Deutschrap, deine Slogans: Nach Fick mein
Gehirn (Fishmob, 1995), Scheiß auf die Staatsanwaltschaft (Kollegah, 2005)
und Brüder über Poloreiter (Gzuz, 2015) sind wir inzwischen bei Schmeck mein
Blut angekommen. Es geht also aufwärts, dank Ebru Düzgün alias Ebow aus Wien.

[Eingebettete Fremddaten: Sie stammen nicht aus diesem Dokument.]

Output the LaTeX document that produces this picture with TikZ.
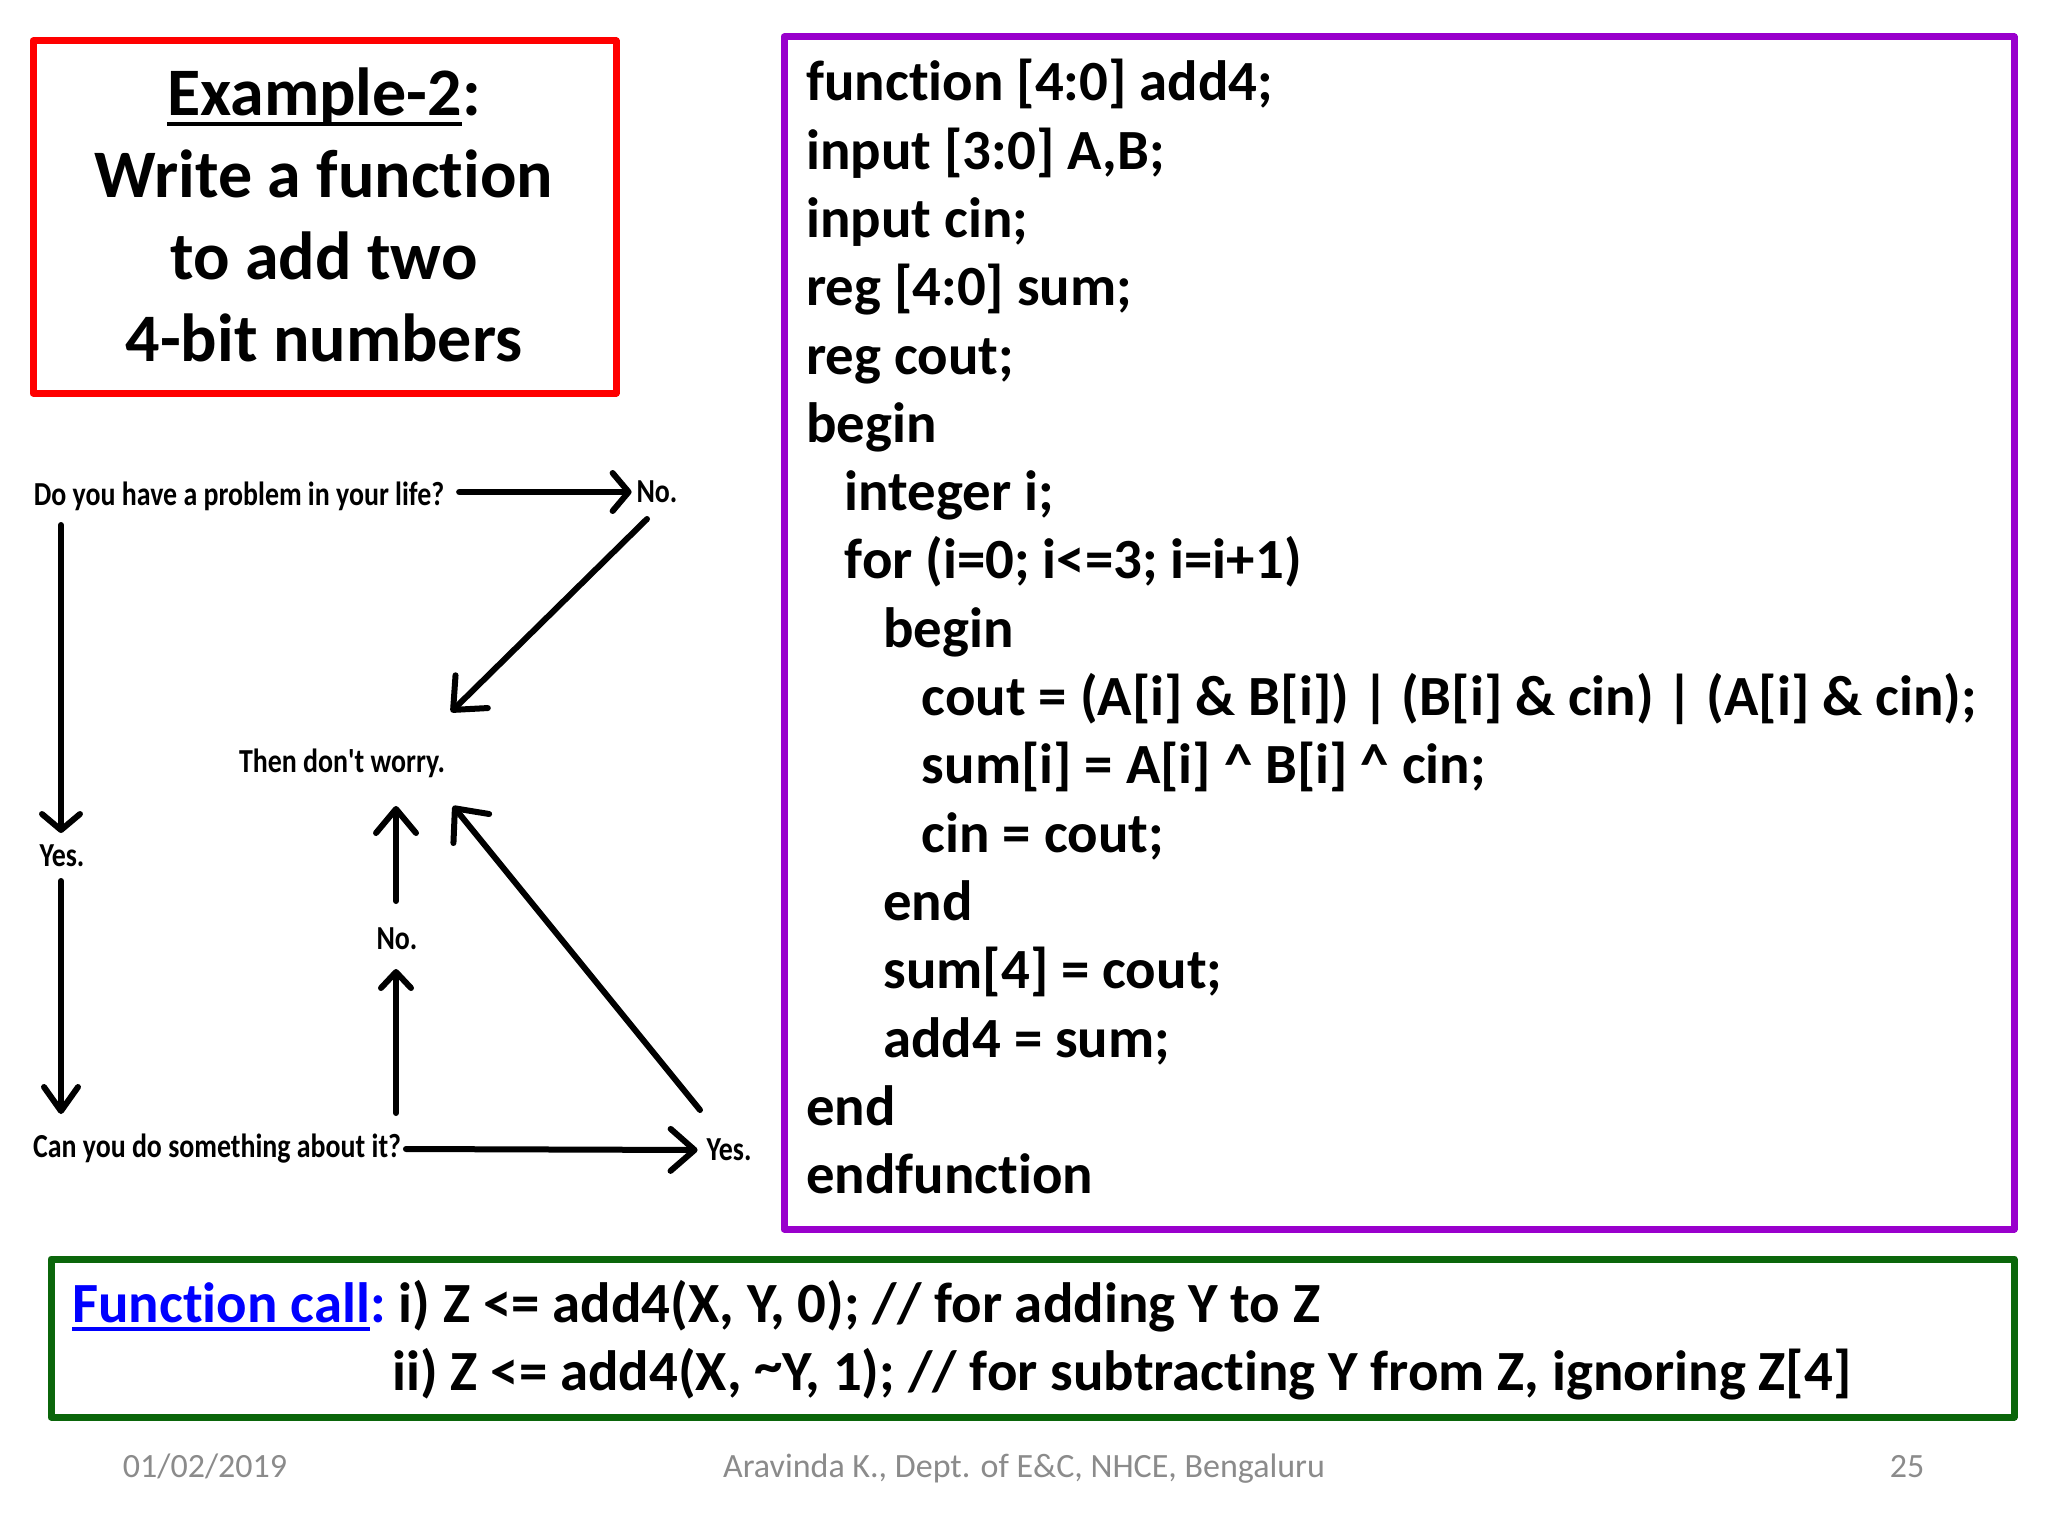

Die Rapperin und zertifizierte Architektin beendet ihr neues Album K4L mit
einem Mission Statement der geöffneten Augen und Schleusen. In mindestens vier
Sprachen und ebenso vielen Dialekten krönt sie sich zur neuen Sissi ihrer Heimatstadt, fordert Unterwerfung durch Oralsex und verspricht den Nazis in ihren Timelines “Beef
mit den Habibtis”. Grußwort zum Schluss: “Ertrink in meiner Flut.”
Düzgün gilt seit einigen Jahren als
Hoffnungsträgerin einer im weitesten Sinne deutschsprachigen Rapmusik, die sich
nicht an Feuilletonschreiber wendet, aber all das überwindet, was
Feuilletonschreiber an im weitesten Sinne deutschsprachiger Rapmusik stört. Sie
textet politisch korrekt und grammatisch unkorrekt über Frauenverachtung in ihrer
Szene und Fremdenverachtung in ihrem Land. Vor zwei Jahren schrieb sie den Song Asyl über die sogenannte Flüchtlingskrise – und nahm noch im selben Stück
vorweg, was den Geflüchteten nach ihrer Ankunft im wilden Westen blühen würde.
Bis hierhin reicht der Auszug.